CARPENTER CREST 401 v. CONVERTI

United States District Court, District of Arizona (2017)

Facts

Issue

Holding — Snow, J.

Rule

Reasoning

Deep Dive: How the Court Reached Its Decision

Jurisdiction

The court established that it had both subject matter and personal jurisdiction over the case. Subject matter jurisdiction was confirmed through the federal securities fraud claims under 15 U.S.C. § 78j, which provided federal question jurisdiction. Additionally, the court noted that it had supplemental jurisdiction over related state law claims under 28 U.S.C. § 1367. Personal jurisdiction was established for Defendant Converti, a resident of Arizona who was personally served, and for The 2-Acorns, Inc. via its managing agent, Converti. The court concluded that these factors satisfied the jurisdictional requirements necessary to proceed with the default judgment against the defendants.

Default and Eitel Factors

The court examined the defendants' failure to respond to the complaint, which resulted in a default entry by the Clerk. In evaluating the motion for default judgment, the court considered the Eitel factors, which guide whether to grant such a judgment. The first factor indicated that the plaintiff would suffer prejudice if the judgment were not granted, as the defendants had failed to appear.
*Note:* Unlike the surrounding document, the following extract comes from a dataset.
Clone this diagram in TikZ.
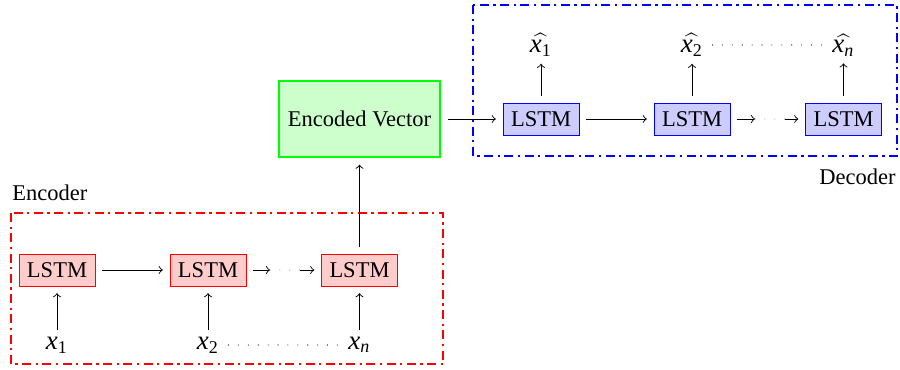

The next two factors—merits of the claims and sufficiency of the complaint—were analyzed together, revealing that the plaintiff had provided sufficient factual allegations supporting various claims, including securities fraud and breach of contract. The court found little likelihood of dispute over material facts given the defendants' absence, and deemed the amount of money at stake significant enough to warrant default judgment. The court concluded that the defendants' failure to appear was not due to excusable neglect, and that the policy favoring resolution on the merits did not preclude granting the judgment, as the defendants had not defended against the claims.

Claims and Damages

The court assessed the plaintiff's claims, which included securities fraud, fraud, negligent misrepresentation, conversion, breach of contract, and breach of the implied covenant of good faith and fair dealing. The court found that the plaintiff adequately stated claims under Arizona securities law and federal securities law, demonstrating material misrepresentations made by the defendants. The court ruled that the claims for fraud and negligent misrepresentation were also sufficiently pled, as the plaintiff showed reliance on false statements made by the defendants. Moreover, the court determined that the conversion claims were valid due to the defendants' improper control over the plaintiff's funds. The breach of contract claim was supported by the existence of a promissory note, and the court recognized the plaintiff's allegations of the defendants' failure to fulfill their contractual obligations. In determining damages, the court found that the plaintiff's requested amount, based on the promissory note, was justified and calculated appropriately, leading to an award of $452,666.74 plus additional interest payments.